The only reason for a source code to be is for humans to read it, bun when the source code gets churned (by AI agents) in too large of a quantity for any human to realistically read and analyze, then what's the point of having a source code in the first place? Generating binary directly simply makes sense. Working with binary does, even when a human is involved, as long as there's an AI helper as well. The human simply can ask the AI assistant to explain whatever logical aspects behind the binary code and instruct the AI agent to modify the binary code directly, if necessary. That may be scary and not easy to accept. Going further with this idea, even the written text may become "too costly to work with" when there will be an AI agent to verbally or graphically serve the human with whatever informational aspect of a given text that could be of interest in a given situation.


LLMs are trained on source code, so that's what they can (barely) write. Decompiling is a -lossy- action which means that training directly on the output would have much less information and would be a nightmare if one (human or llm) needs to debug.


>I cannot conceive of a way that any form of healthy life, does not want to expand it's resources to improve future outcomes, especially one that is maximally optimized for thinking.

"Then you have a very limited imagination."

This is not about imagination. Given the space of possibilities to act or evolve, if mentioned expansion cannot somehow be ruled out, then it makes sense for it to be assumed (with enough time, for whatever time can mean in this context) as a certainty, even for non-organic "life".


If the current RAM heavy buyers, the AI powerhouses investors, don't get the into a profitable state of business, then sustaining this rhythm "for a long time" becomes impossible. It won't matter much that "fab allocation is booked years out" if the client that expects the goods goes out of business, doesn't it? I, for one, don't find convincing hints that this free AI crazy partying will go on for long, so then what gives?

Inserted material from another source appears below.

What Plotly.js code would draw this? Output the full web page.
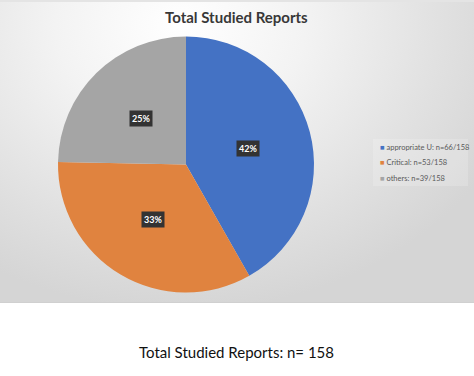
<!DOCTYPE html>
<html>
<head>
<meta charset="utf-8">
<script src="https://cdn.plot.ly/plotly-3.0.1.min.js"></script>
<style>
  html, body { margin: 0; padding: 0; background: #ffffff; }
  #wrap { position: relative; width: 474px; height: 376px; }
  #bg { position: absolute; left: 0; top: 2px; width: 474px; height: 300px;
        background: radial-gradient(ellipse 75% 95% at 38% 8%, #ffffff 0%, #f3f3f3 35%, #e0e0e0 75%, #d5d5d5 100%);
        border-bottom: 1px solid #d0d0d0; }
  #topline { position: absolute; left: 0; top: 0; width: 474px; height: 2px; background: #e4e4e4; }
  #chart { position: absolute; left: 0; top: 0; width: 474px; height: 376px; }
</style>
</head>
<body>
<div id="wrap">
  <div id="topline"></div>
  <div id="bg"></div>
  <div id="chart"></div>
</div>
<script>
const categories = ['appropriate U: n=66/158', 'Critical: n=53/158', 'others: n=39/158'];
const values = [66, 53, 39];
const pctLabels = ['42%', '33%', '25%'];
const colors = ['#4472C4', '#E0833F', '#A5A5A5'];

const W = 474, H = 376;
// pie geometry (pixels)
const cx = 186, cy = 164.5, R = 128;
const domX = [(cx - R) / W, (cx + R) / W];
const domY = [(H - (cy + R)) / H, (H - (cy - R)) / H];

const total = values.reduce((a, b) => a + b, 0);
const annotations = [];
let acc = 0;
values.forEach((v, i) => {
  const mid = (acc + v / 2) / total * 2 * Math.PI;
  acc += v;
  const px = cx + 0.5 * R * Math.sin(mid);
  const py = cy - 0.5 * R * Math.cos(mid);
  annotations.push({
    xref: 'paper', yref: 'paper', x: px / W, y: (H - py) / H,
    text: '<b>' + pctLabels[i] + '</b>', showarrow: false,
    font: { family: 'Lato, "Open Sans", sans-serif', size: 9, color: '#ffffff' },
    bgcolor: '#333333', borderpad: 2, xanchor: 'center', yanchor: 'middle'
  });
});

// manual legend
const legX = 378, legY0 = 148, legDy = 15;
categories.forEach((c, i) => {
  annotations.push({
    xref: 'paper', yref: 'paper', x: legX / W, y: (H - (legY0 + i * legDy)) / H,
    text: '<span style="color:' + colors[i] + '">■</span> ' + c,
    showarrow: false, xanchor: 'left', yanchor: 'middle',
    font: { family: 'Lato, "Open Sans", sans-serif', size: 7.5, color: '#595959' }
  });
});

// title and bottom caption
annotations.push({
  xref: 'paper', yref: 'paper', x: 236 / W, y: (H - 17) / H,
  text: '<b>Total Studied Reports</b>', showarrow: false,
  xanchor: 'center', yanchor: 'middle',
  font: { family: 'Lato, "Open Sans", sans-serif', size: 15, color: '#383838' }
});
annotations.push({
  xref: 'paper', yref: 'paper', x: 236 / W, y: (H - 352) / H,
  text: 'Total Studied Reports: n= 158', showarrow: false,
  xanchor: 'center', yanchor: 'middle',
  font: { family: 'Lato, "Open Sans", sans-serif', size: 15, color: '#111111' }
});

const data = [{
  type: 'pie',
  labels: categories,
  values: values,
  marker: { colors: colors, line: { color: '#ffffff', width: 0 } },
  sort: false,
  direction: 'clockwise',
  rotation: 0,
  textinfo: 'none',
  hoverinfo: 'none',
  domain: { x: domX, y: domY },
  showlegend: false
}];

const layout = {
  width: W, height: H,
  margin: { l: 0, r: 0, t: 0, b: 0 },
  paper_bgcolor: 'rgba(0,0,0,0)',
  plot_bgcolor: 'rgba(0,0,0,0)',
  showlegend: false,
  annotations: annotations,
  shapes: [{
    type: 'rect', xref: 'paper', yref: 'paper',
    x0: 373 / W, x1: 468 / W, y0: (H - 186) / H, y1: (H - 139) / H,
    fillcolor: 'rgba(255,255,255,0.18)', line: { width: 0 }, layer: 'below'
  }]
};

Plotly.newPlot('chart', data, layout, { staticPlot: true, displayModeBar: false });
</script>
</body>
</html>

I think we both agree on that, just on different timelines. I think there's enough VC money to drag this out long enough for it to really hurt. And the longer they do, the more the entire planet becomes dependent on AI companies staying afloat lest the whole economy collapse.

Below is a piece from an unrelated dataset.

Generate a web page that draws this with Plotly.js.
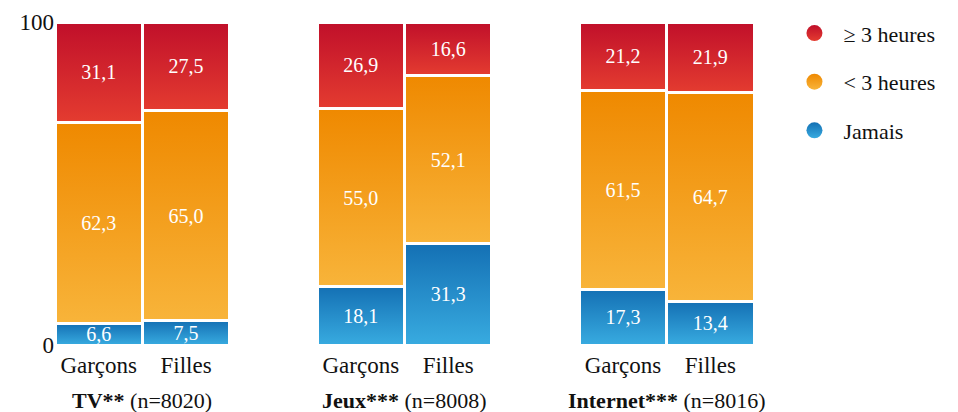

> If the current RAM heavy buyers, the AI powerhouses investors, don't get the into a profitable state of business, then sustaining this rhythm "for a long time" becomes impossible.

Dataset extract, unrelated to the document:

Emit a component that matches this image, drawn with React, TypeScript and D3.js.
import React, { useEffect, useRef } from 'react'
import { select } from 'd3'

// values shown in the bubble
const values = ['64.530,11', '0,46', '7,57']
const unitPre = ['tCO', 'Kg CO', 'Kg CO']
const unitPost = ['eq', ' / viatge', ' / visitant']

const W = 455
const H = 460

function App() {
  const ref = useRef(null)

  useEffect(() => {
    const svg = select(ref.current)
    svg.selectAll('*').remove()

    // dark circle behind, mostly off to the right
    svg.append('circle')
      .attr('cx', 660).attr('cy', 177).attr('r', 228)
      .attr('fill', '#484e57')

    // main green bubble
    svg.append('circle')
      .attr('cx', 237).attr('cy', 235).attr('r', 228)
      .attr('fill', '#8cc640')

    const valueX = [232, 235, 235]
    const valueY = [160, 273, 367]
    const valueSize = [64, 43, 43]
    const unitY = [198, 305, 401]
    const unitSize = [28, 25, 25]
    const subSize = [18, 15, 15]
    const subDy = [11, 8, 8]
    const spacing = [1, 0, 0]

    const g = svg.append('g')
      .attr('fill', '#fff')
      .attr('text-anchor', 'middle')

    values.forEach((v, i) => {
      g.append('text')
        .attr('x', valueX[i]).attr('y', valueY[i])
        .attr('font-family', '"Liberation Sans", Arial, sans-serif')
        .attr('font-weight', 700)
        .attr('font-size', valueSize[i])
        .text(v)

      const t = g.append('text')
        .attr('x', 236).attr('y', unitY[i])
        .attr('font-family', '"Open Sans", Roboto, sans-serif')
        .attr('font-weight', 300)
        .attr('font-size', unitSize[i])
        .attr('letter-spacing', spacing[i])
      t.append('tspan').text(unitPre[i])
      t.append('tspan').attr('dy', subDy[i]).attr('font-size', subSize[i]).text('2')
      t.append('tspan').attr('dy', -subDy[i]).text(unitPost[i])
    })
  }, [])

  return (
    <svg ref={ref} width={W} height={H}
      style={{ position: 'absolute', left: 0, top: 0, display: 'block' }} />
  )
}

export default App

Exactly that is the problem with the "pork cycle" we are seeing [1] - there aren't that many manufacturers and ODMs around nowadays for RAM, storage, CPUs and GPUs. The ecosystem was so much more vibrant even 10 years ago. When the AI bubble collapses, it will take the entire world's economy down the drain, and I think that quite a few of the brands we have now will be extinct after this iteration.

[1] https://en.wikipedia.org/wiki/Pork_cycle


"Microsoft's GitHub is hosting the leaked source code (which probably got sucked into Copilot and every other AI under the sun as a result)." "However, I don't think copyright lawyers will care. «They're also committing a crime» doesn't mean you're free to do what you want. That applies especially in ReactOS vs MS, because if ReactOS succeeds, it will compete directly with Microsoft."

And ReactOS uses GitHub Copilot: https://github.com/reactos/reactos/pull/8516

There's also such thing as being responsible (for an outcome), which in case of litigation means being culpable. Microsoft here is the sole actor that has any control on the GitHub Copilot, on what it was fed with, and thus - on its output (which would be the base of their accusation if they sue). How do you imagine such a case could be made to look like it would have any legal standing?